A contrario, dans l’hypothèse où le législateur décidait un jour d’augmenter le taux de l’IR, c’est le salarié, et lui seul, qui en subira les conséquences en voyant sa rémunération nette baisser. Ce scénario, qui n’est pas qu’une vue d’esprit, s’est déjà produit dans les années 1980 lorsque fut institué le PSN (prélèvement de solidarité nationale) en sus de la taxe sur les salaires.
C’est bien donc le salarié qui supporte le poids de l’IR et non l’employeur, contrairement à une idée que défend encore aujourd’hui une partie du patronat dans le textile-habillement. C’est ce courant qui s’était opposé à l’idée de la baisse de l’impôt sur les sociétés qu’avait obtenue l’état major de la CGEM, baisse applicable aux résultats réalisés à partir de l’exercice 2008. L’employeur n’a que le rôle de collecteur de la recette vis-à-vis du Trésor, comme il l’est aussi au regard d’autres prélèvements obligatoires (assurance maladie, accident du travail, cotisations retraite, etc.). «Il est normal que la baisse de l’IR profite au salarié», explique Zouhair Amrani, directeur général de Best Interim.
Il n’est pas acquis que toutes les PME adoptent le même comportement, quitte à se mettre en porte-à-faux avec la loi. Bien de chefs d’entreprise pourraient être tentés d’assimiler cette baisse de l’IR à une augmentation de salaire, et donc, renoncer à toute revalorisation des salaires de leurs collaborateurs en 2009.
Que feront les syndicats?
Il faudra donc surveiller l’attitude qu’adopteront les entreprises dans des secteurs comme le travail temporaire, le gardiennage et la sécurité, le textile, les centres d’appels, le BTP, des activités (pas les seules) où les employeurs ont souvent tendance à prendre des libertés avec le droit social en imposant à leurs employés des conditions de travail d’un autre âge.

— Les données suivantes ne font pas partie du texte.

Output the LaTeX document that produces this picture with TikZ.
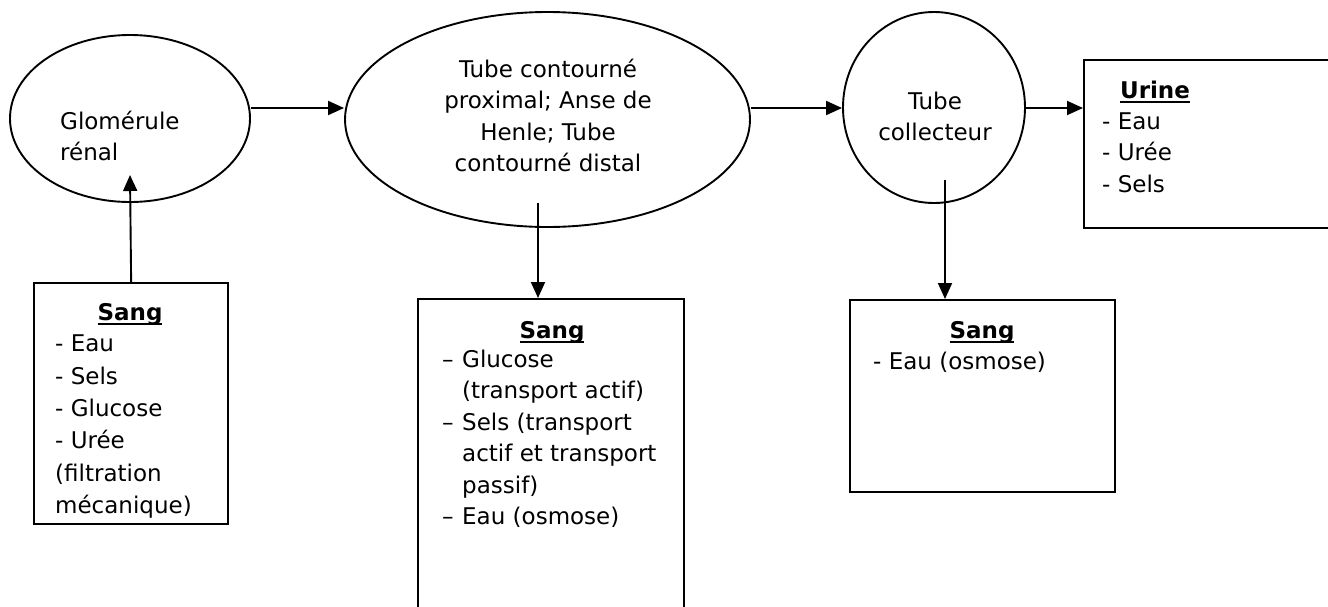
\documentclass[tikz,border=0pt]{standalone}
\usepackage{fontspec}
\setmainfont{DejaVu Sans}
\usepackage{tikz}
\usetikzlibrary{calc,arrows.meta,shapes.geometric}
\tikzset{>={Triangle[length=16pt,width=14pt]}}
\tikzset{
  oval/.style={draw, ellipse, line width=1.9pt, inner sep=0pt},
  boite/.style={draw, rectangle, line width=2.3pt, anchor=north west, inner sep=0pt},
  txt/.style={inner sep=0pt, font=\fontsize{23}{31.5}\selectfont},
  titre/.style={inner sep=0pt, anchor=base, font=\fontsize{23}{31.5}\selectfont\bfseries},
  fleche/.style={->, line width=1.9pt},
}
\newcommand{\souligne}[1]{\setbox0\hbox{#1}\rlap{\rule[-4.5pt]{\wd0}{2pt}}\box0}

\begin{document}
\begin{tikzpicture}[x=1pt,y=-1pt]
\useasboundingbox (0,0) rectangle (1328,606);
\clip (0,0) rectangle (1328,606);

% nephron
\node[oval, minimum width=240pt, minimum height=167pt] (glom) at (130,118.5) {};
\node[txt, align=left, anchor=north west] (glomtxt) at (60,107) {\strut Glomérule\\rénal};

\node[oval, minimum width=405pt, minimum height=215pt] (tubes) at (547.5,119.5) {};
\node[txt, align=center, anchor=north] (tubestxt) at (548,55) {\strut Tube contourné\\proximal; Anse de\\Henle; Tube\\contourné distal};

\node[oval, minimum width=182pt, minimum height=191pt] (collect) at (934,107.5) {};
\node[txt, align=center, anchor=north] (collecttxt) at (935,87) {\strut Tube\\collecteur};

% urine
\node[boite, minimum width=280pt, minimum height=168pt] (urine) at (1083,59) {};
\node[titre] (urinetit) at (1155,98) {\souligne{Urine}};
\node[txt, align=left, anchor=north west] (urinetxt) at (1102,107) {\strut- Eau\\- Urée\\- Sels};

% sang
\node[boite, minimum width=194pt, minimum height=241pt] (sang1) at (33,282) {};
\node[titre] (sang1tit) at (130,320) {\souligne{Sang}};
\begin{scope}
  \clip (sang1.south west) rectangle (sang1.north east);
  \node[txt, align=left, anchor=north west, font=\fontsize{23}{32.3}\selectfont] (sang1txt) at (55,329) {\strut- Eau\\- Sels\\- Glucose\\- Urée\\(filtration\\mécanique)};
\end{scope}

\node[boite, minimum width=266pt, minimum height=340pt] (sang2) at (417,298) {};
\node[titre] (sang2tit) at (552,338) {\souligne{Sang}};
\node[txt, align=left, anchor=north west] (sang2txt) at (442,345) {\strut\makebox[20pt][l]{–}Glucose\\\hspace*{20pt}(transport actif)\\\makebox[20pt][l]{–}Sels (transport\\\hspace*{20pt}actif et transport\\\hspace*{20pt}passif)\\\makebox[20pt][l]{–}Eau (osmose)};

\node[boite, minimum width=265pt, minimum height=192pt] (sang3) at (849,299) {};
\node[titre] (sang3tit) at (982,338) {\souligne{Sang}};
\node[txt, anchor=base west] (sang3txt) at (873,369) {- Eau (osmose)};

% fleches
\draw[fleche] (glom.east |- 0,108) -- (tubes.west |- 0,108);
\draw[fleche] (tubes.east |- 0,108) -- (collect.west |- 0,108);
\draw[fleche] (collect.east |- 0,108) -- (urine.west |- 0,108);

\coordinate (glomin) at (130,175);
\draw[fleche] (sang1.north) -- (glomin);

\coordinate (tubesout) at (538,203);
\draw[fleche] (tubesout) -- (tubesout |- sang2.north);%vers le sang

\coordinate (collectout) at (945,180);
\draw[fleche] (collectout) -- (collectout |- sang3.north);
\end{tikzpicture}
\end{document}
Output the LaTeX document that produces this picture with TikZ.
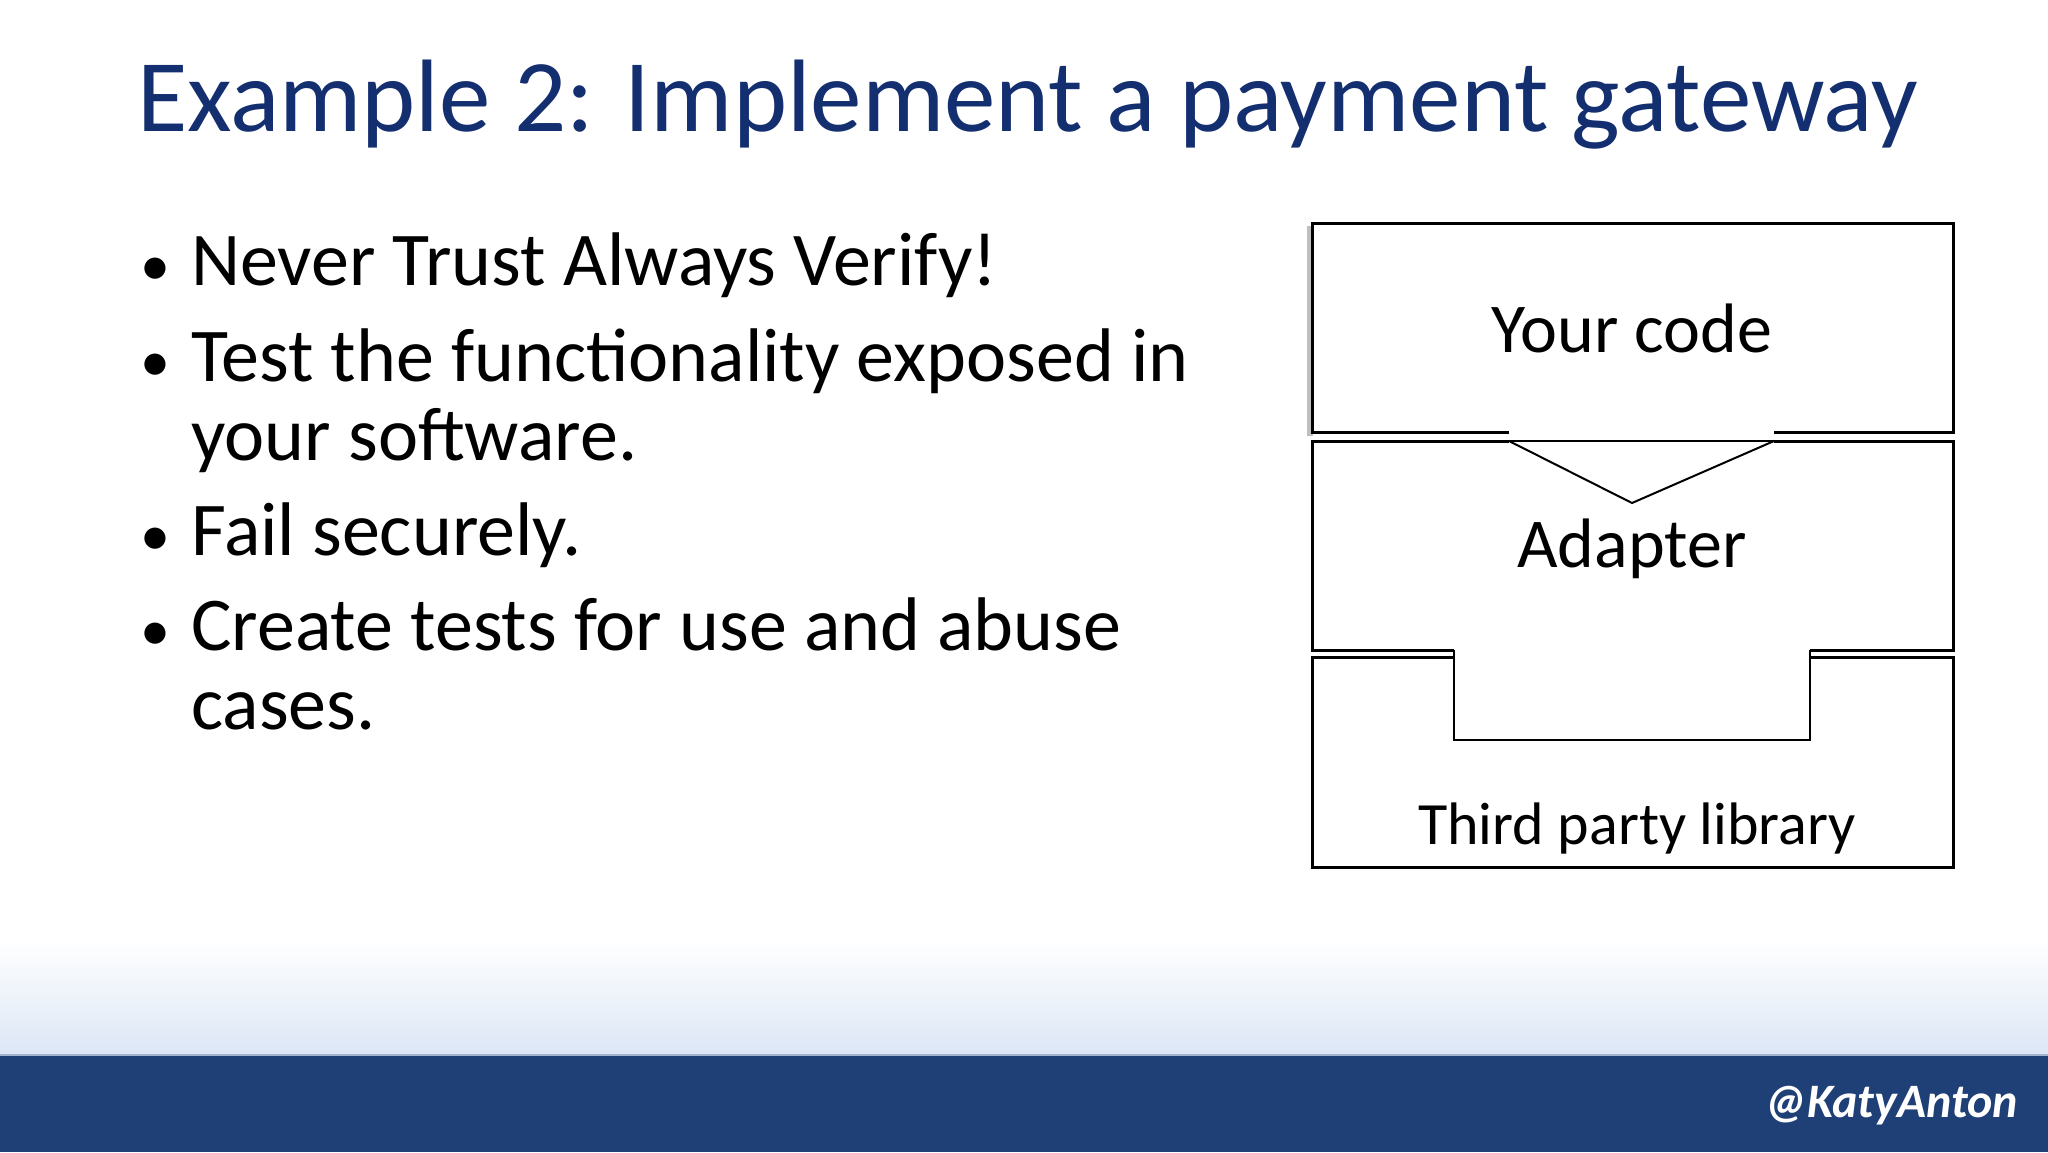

Voilà une opportunité qui s’offre aux syndicats pour prouver leur utilité.
Il reste un autre cas sur lequel les experts sont divisés: qu’adviendra-t-il des cadres qui ont négocié des salaires nets à la signature de leur contrat de travail? Deux écoles s’affrontent sur la question de la répercussion de la baisse des taux de l’IR: La première estime que le contrat de travail doit mentionner le salaire brut, et par conséquent, le salarié doit bénéficier de l’économie fiscale résultant de la baisse du tarif de l’IR. La deuxième estime qu’à partir du moment où l’employeur respecte les termes du contrat (en versant le salaire net convenu), rien ne l’oblige à répercuter cette économie sur la fiche de paie de son collaborateur. Dernière précision: le contenu du contrat de travail ne peut pas être en dessous de ce que dit la loi. A bon entendeur.
Ce qui est dans la loi de Finances
Au 1er janvier 2009, le seuil de revenu exonéré de l’impôt sera porté à 28.000 dirhams bruts annuels contre 24.000 précédemment. Le taux marginal d’imposition baissera de deux points, à 40% au lieu de 42% pour les tranches supérieures à 150.000 dirhams. La déduction pour charge familiale est portée à 360 dirhams (contre 180 actuellement) par personne dans la limité de six, soit un maximum de 2.160 dirhams. Enfin, le taux des frais professionnels passe à 20% du salaire brut plafonné à 24.000 dirhams.